Now we have the expression for $$s^2$$:
$$s^2 = 3x^2-18x+27$$
We can factor out the common numerical factor, which is 3:
$$s^2 = 3(x^2-6x+9)$$
Observe the expression inside the parentheses: $$(x^2-6x+9)$$. This is a perfect square trinomial, which can be factored as $$(x-3)^2$$.

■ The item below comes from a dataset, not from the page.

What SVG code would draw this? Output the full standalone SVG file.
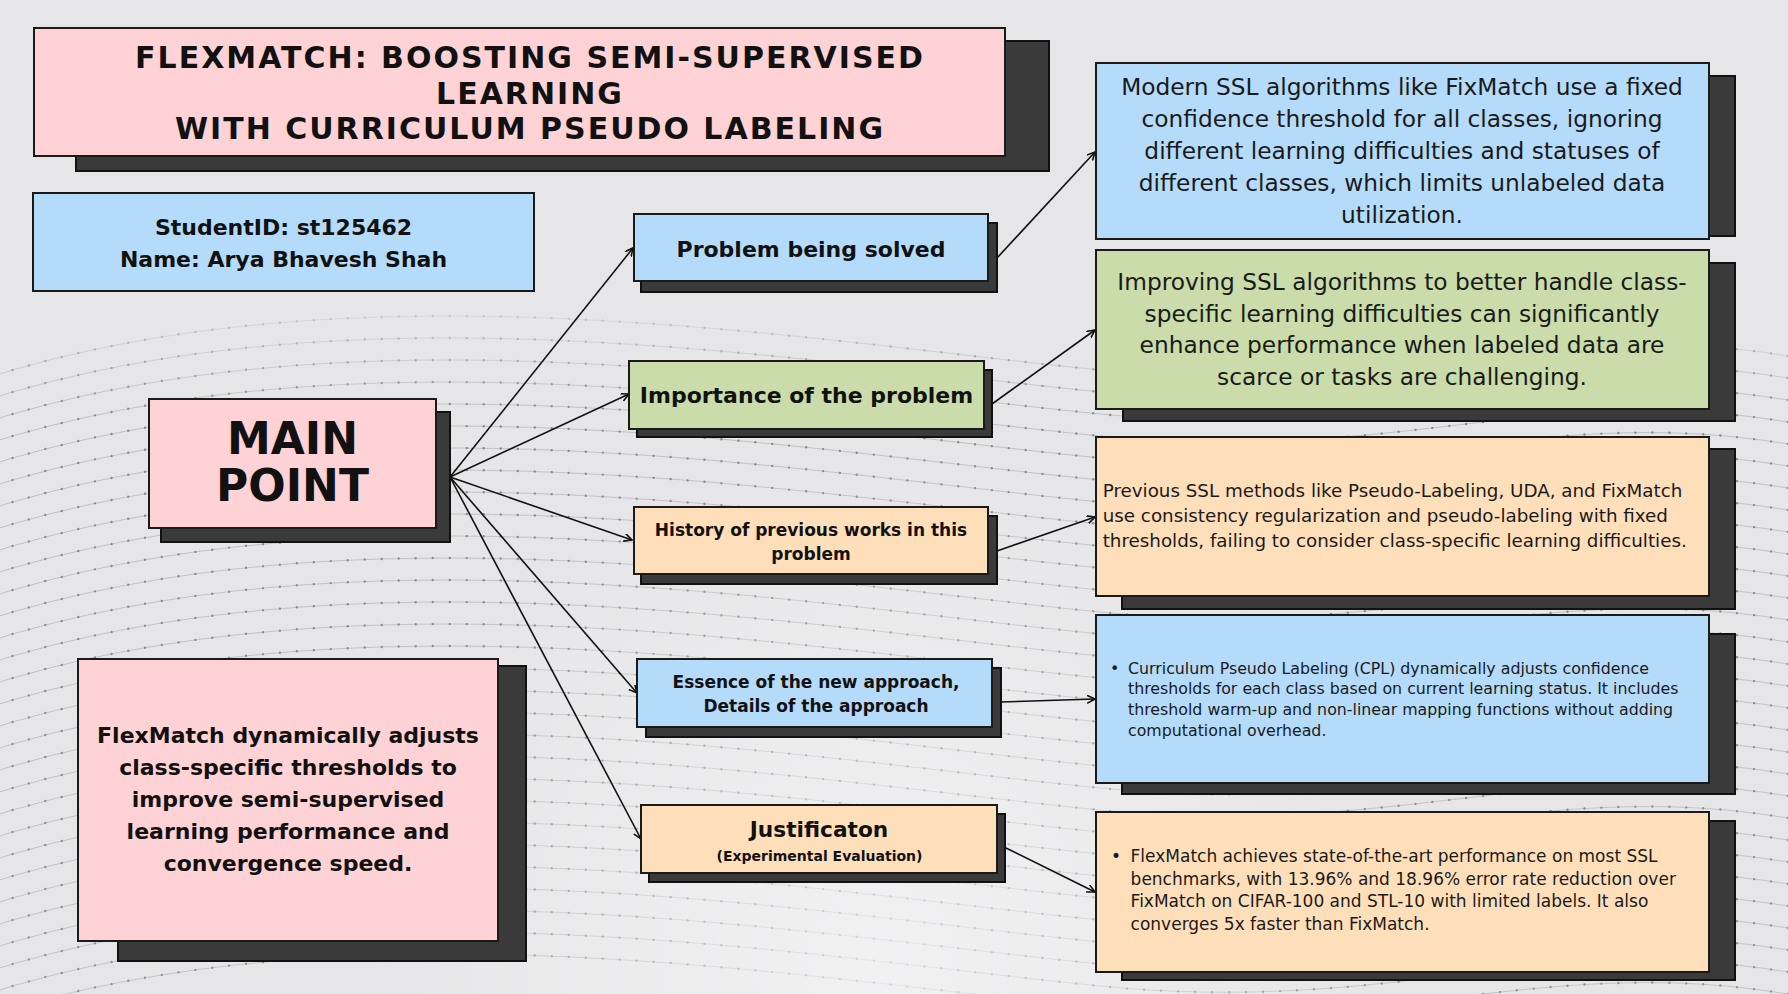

So, we can write $$s^2$$ as:
$$s^2 = 3(x-3)^2$$

**step6** Calculating the length of the side of the square base

To find 's', the length of the side, we take the square root of $$s^2$$:
$$s = \sqrt{3(x-3)^2}$$
Using the property of square roots that $$\sqrt{ab} = \sqrt{a}\sqrt{b}$$:
$$s = \sqrt{3} \times \sqrt{(x-3)^2}$$
Since the square root of a squared term is the absolute value of that term (i.e., $$\sqrt{A^2} = |A|$$), we have:
$$\sqrt{(x-3)^2} = |x-3|$$
Therefore, the length of the side 's' is:
$$s = \sqrt{3} |x-3|$$ cm.
For a physical pyramid to exist, the side length 's' must be positive. This implies that $$|x-3| \neq 0$$, so $$x \neq 3$$.
Also, the height 'h' must be positive: $$2x+7 > 0 \Rightarrow 2x > -7 \Rightarrow x > -3.5$$.
Considering these conditions, the length of the side of the square base is $$\sqrt{3} |x-3|$$ cm.